I've wondered the same thing. 80's rock guitarists or musicians are stereotyped as party hard, dips!ts (myself included....lol). But man they seriously had the chops, technique and had to know a little theory or at least their scales to play as well as they did. Take a guy like Joe Walsh, who isn't a good example of the 80's but is a guy who on the surface comes off as if he's got an IQ of 10. I can't really use CC Deville as an example because I've never heard a Poison song that I liked. But I'm sure there are some CC fans out there who could point me to an example. (don't bother though......I just can't go down that road).
 
It was an era of 'figure it out yourself'.... look at how George Lynch holds his pick... probably seemed natural and it became the right way for him.

I watched an interview with Steve Vai and he was asked about his fret fingering technique...and he admitted he stood in front of mirror and decided X way looked cooler... lol

Think about a 8 year old kid with PC and gets shiny new guitar for his bday today.... first stop Youtube.... OMG all the material. What a wonderful age we live in really. But being DIFFERENT / Unique is much harder than the earlier example.
 
Great album. I saw them the other night opening for Queensryche. Queensryche's another band I was really into back in the day. Operation Mindcrime was so perfect that they were never able to reach that high again. Promised Land was good, but went almost too progressive...they seemed to lose that fire that they had in the early albums. Then for 20 years we just got weak Queensryche album after weak Queensryche album. But with the new singer, they've gotten that fire back.
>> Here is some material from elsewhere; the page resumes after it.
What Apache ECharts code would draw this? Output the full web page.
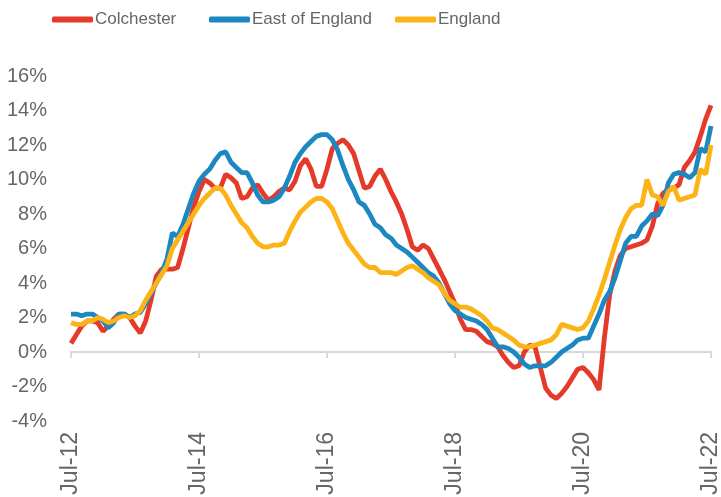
<!DOCTYPE html>
<html>
<head>
<meta charset="utf-8">
<script src="https://cdn.jsdelivr.net/npm/echarts@6/dist/echarts.min.js"></script>
<style>html,body{margin:0;padding:0;background:#fff}#c{width:721px;height:497px}</style>
</head>
<body>
<div id="c"></div>
<script>
// Monthly categories Jul-12 .. Jul-22
const monthNames = ['Jan','Feb','Mar','Apr','May','Jun','Jul','Aug','Sep','Oct','Nov','Dec'];
const categories = [];
for (let k = 0; k <= 120; k++) {
  const m = (6 + k) % 12;
  const y = 12 + Math.floor((6 + k) / 12);
  categories.push(monthNames[m] + '-' + y);
}
const seriesNames = ['Colchester', 'East of England', 'England'];

const colchester = [
  0.5,1.0,1.5,1.8,1.8,1.7,1.2,1.5,1.9,2.2,2.2,2.0,1.5,1.1,1.8,3.0,4.4,4.8,4.8,4.8,
  4.9,6.0,7.2,8.4,9.3,10.0,9.8,9.5,9.5,10.3,10.1,9.8,8.9,9.0,9.5,9.7,9.2,8.8,9.0,9.3,
  9.5,9.4,9.9,10.8,11.2,10.6,9.6,9.6,10.6,11.8,12.1,12.3,12.0,11.5,10.5,9.5,9.6,10.2,10.6,10.0,
  9.3,8.7,8.0,7.1,6.1,5.9,6.2,6.0,5.4,4.8,4.2,3.5,2.8,1.9,1.3,1.3,1.2,0.9,0.6,0.5,
  0.3,-0.2,-0.6,-0.9,-0.8,0.0,0.4,0.3,-0.9,-2.1,-2.5,-2.7,-2.4,-2.0,-1.5,-1.0,-0.9,-1.2,-1.6,-2.2,
  0.8,3.3,4.7,5.6,6.0,6.1,6.2,6.3,6.5,7.3,8.6,9.2,9.4,9.5,9.7,10.7,11.1,11.6,12.5,13.5,
  14.3
];
const eastOfEngland = [
  2.2,2.2,2.1,2.2,2.2,2.0,1.8,1.4,1.7,2.2,2.2,2.0,2.2,2.3,2.8,3.4,4.0,4.6,5.4,6.9,
  6.7,7.4,8.3,9.2,9.9,10.3,10.6,11.1,11.5,11.6,11.0,10.7,10.4,10.4,9.8,9.1,8.7,8.7,8.8,9.0,
  9.5,10.2,11.0,11.5,11.9,12.2,12.5,12.6,12.6,12.3,11.7,10.8,10.0,9.4,8.7,8.5,8.0,7.4,7.2,6.8,
  6.6,6.2,6.0,5.8,5.5,5.2,4.9,4.6,4.4,4.0,3.4,2.8,2.4,2.2,2.0,1.9,1.8,1.6,1.3,0.8,
  0.3,0.3,0.2,0.0,-0.3,-0.7,-0.9,-0.8,-0.8,-0.8,-0.6,-0.3,0.0,0.2,0.4,0.7,0.8,0.8,1.5,2.2,
  3.0,3.5,4.3,5.3,6.3,6.7,6.7,7.3,7.6,8.0,7.9,8.5,9.8,10.3,10.4,10.3,10.1,10.4,11.8,11.6,
  13.1
];
const england = [
  1.7,1.6,1.6,1.8,1.8,2.0,1.9,1.7,1.8,2.0,2.1,2.0,2.1,2.4,3.0,3.5,4.0,4.5,5.0,6.0,
  6.5,7.0,7.5,8.0,8.5,8.9,9.2,9.5,9.5,9.1,8.5,8.0,7.5,7.2,6.7,6.3,6.1,6.1,6.2,6.2,
  6.3,7.0,7.6,8.1,8.4,8.7,8.9,8.9,8.7,8.3,7.6,6.9,6.3,5.9,5.5,5.1,4.9,4.9,4.6,4.6,
  4.6,4.5,4.7,4.9,5.0,4.8,4.6,4.3,4.1,3.9,3.4,3.0,2.8,2.6,2.6,2.5,2.3,2.1,1.8,1.4,
  1.3,1.1,0.9,0.7,0.4,0.3,0.3,0.4,0.5,0.6,0.7,1.0,1.6,1.5,1.4,1.3,1.4,1.8,2.5,3.3,
  4.2,5.2,6.2,7.1,7.8,8.3,8.5,8.5,10.0,9.1,9.0,8.5,9.3,9.6,8.8,8.9,9.0,9.1,10.6,10.3,
  12.0
];
const colors = ['#E5392A', '#1C87C1', '#FCB316'];

const chart = echarts.init(document.getElementById('c'), null, {renderer: 'canvas'});
const font = "'Liberation Sans', Arial, sans-serif";
const legendLefts = [47, 204, 390];
const legends = seriesNames.map((n, i) => ({
  left: legendLefts[i], top: 6,
  icon: 'roundRect',
  itemWidth: 41, itemHeight: 6,
  textStyle: {color: '#666', fontSize: 17, fontFamily: font, padding: [0,0,0,-3]},
  data: [n]
}));
chart.setOption({
  animation: false,
  backgroundColor: '#fff',
  color: colors,
  legend: legends,
  grid: {left: 71, right: 10, top: 76, bottom: 76, outerBoundsMode: 'none'},
  xAxis: [
    {
      type: 'category', data: categories, boundaryGap: false,
      position: 'bottom',
      axisLine: {show: true, onZero: true, lineStyle: {color: '#d9d9d9', width: 2}},
      axisTick: {show: true, interval: 23, length: 6, lineStyle: {color: '#d9d9d9', width: 2}},
      axisLabel: {show: false},
      splitLine: {show: false}
    },
    {
      type: 'category', data: categories, boundaryGap: false,
      position: 'bottom',
      axisLine: {show: false, onZero: false},
      axisTick: {show: false},
      axisLabel: {show: true, interval: 23, rotate: 90, margin: 11, color: '#666', fontSize: 23, fontFamily: font},
      splitLine: {show: false}
    }
  ],
  yAxis: {
    type: 'value', min: -4, max: 16, interval: 2,
    axisLine: {show: false}, axisTick: {show: false}, splitLine: {show: false},
    axisLabel: {formatter: '{value}%', color: '#666', fontSize: 20, fontFamily: font, margin: 24}
  },
  series: [
    {name: seriesNames[0], type: 'line', data: colchester, symbol: 'none', lineStyle: {width: 4.8, color: colors[0]}},
    {name: seriesNames[1], type: 'line', data: eastOfEngland, symbol: 'none', lineStyle: {width: 4.8, color: colors[1]}},
    {name: seriesNames[2], type: 'line', data: england, symbol: 'none', lineStyle: {width: 4.8, color: colors[2]}}
  ]
});
</script>
</body>
</html>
They've gone back to playing heavy metal and they sound great again.
 
Great album. I saw them the other night opening for Queensryche. Queensryche's another band I was really into back in the day. Operation Mindcrime was so perfect that they were never able to reach that high again. Promised Land was good, but went almost too progressive...they seemed to lose that fire that they had in the early albums. Then for 20 years we just got weak Queensryche album after weak Queensryche album. But with the new singer, they've gotten that fire back. They've gone back to playing heavy metal and they sound great again.
I totally agree on Operation Mindcrime.. a lot of what moves me with No Exit holds true with that Queensryche album.
 
TOTAL Tangent and off topic.... but.

What blows my mind the most about the 80s players was the lack of sources like Youtube to readily teach you everything and anything for free. Without chucking all the typical guitar god names out there from the 80s......

WHERE did they come from?

It's like at that time where did all their technique come from?

Now I get on youtube and am floored with 7 year old bands playing full Metallica songs LOL etc etc....everywhere you turn crazy talent.
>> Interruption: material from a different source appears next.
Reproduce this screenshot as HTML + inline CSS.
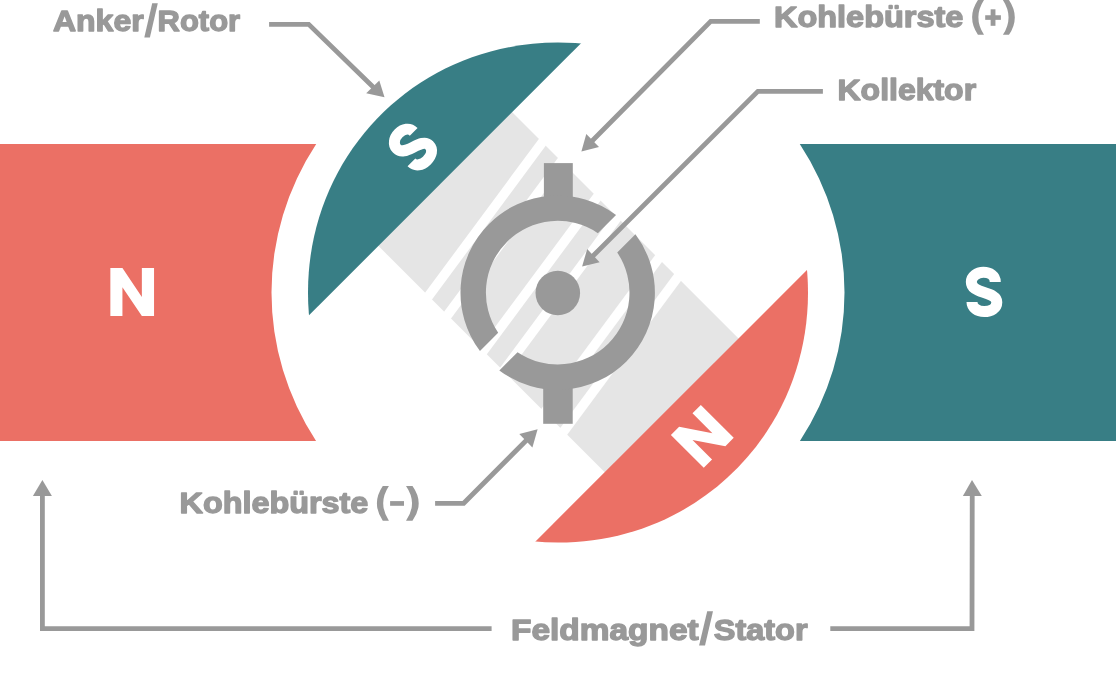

The same thing I see happening in sports too...

OR ... maybe another point I'm missing is that these players existed and were not noticed because the net was not showing them off from uploads.... etc. I guess it goes both ways....

It also could be just my age showing and I am starting to slow down :)

Guitar magazines, guitar video lessons and some of them, like Satriani, moonlighted as guitar teachers. Wasn't it Kirk Hammett who said in the mid 80's that they should check out his guitar teacher, Joe Satriani?

If you ever get the chance to read some of the guitar magazines of the 80's and 90's you'll see loads of lessons being offered in the articles, loads of adverts for guitar playing instruction videos and adverts of guitar teachers. I reckon that's probably why so many of the shredders sounded so similar, they were all reading the same mags, watching the same VCR instruction tapes and visiting the same guitar teachers.
 
Guitar magazines, guitar video lessons and some of them, like Satriani, moonlighted as guitar teachers. Wasn't it Kirk Hammett who said in the mid 80's that they should check out his guitar teacher, Joe Satriani?

If you ever get the chance to read some of the guitar magazines of the 80's and 90's you'll see loads of lessons being offered in the articles, loads of adverts for guitar playing instruction videos and adverts of guitar teachers. I reckon that's probably why so many of the shredders sounded so similar, they were all reading the same mags, watching the same VCR instruction tapes and visiting the same guitar teachers.
Yeah I still remember those little sections setup for Joe Satriani lessons and back then I had no clue who he was really until one of the magazines had one of those records in them that you could tear out and I was floored!
 
Guitar magazines, guitar video lessons and some of them, like Satriani, moonlighted as guitar teachers. Wasn't it Kirk Hammett who said in the mid 80's that they should check out his guitar teacher, Joe Satriani?

If you ever get the chance to read some of the guitar magazines of the 80's and 90's you'll see loads of lessons being offered in the articles, loads of adverts for guitar playing instruction videos and adverts of guitar teachers. I reckon that's probably why so many of the shredders sounded so similar, they were all reading the same mags, watching the same VCR instruction tapes and visiting the same guitar teachers.
I took lessons from Doug Doppler for a couple years back in the 90's. He is a former Satch student who took over Joe's students once he got too famous and busy to continue teaching.

I didn't find out until many years later that the little hovel of a building in Berkeley where he taught was Second Hand Guitars, the same place Joe taught his students!

Doug is great and is a teacher at most of the Dreamcatcher events like The G4 Experience and Vai Academy.
 
I just posted in the Cracking the Code thread. That video series is a must if your an 80s fan.

It's also a must if you want to improve your picking technique. His episode on Yngwie is a revelation. I never realized that Yngwie actually does not always pick every note.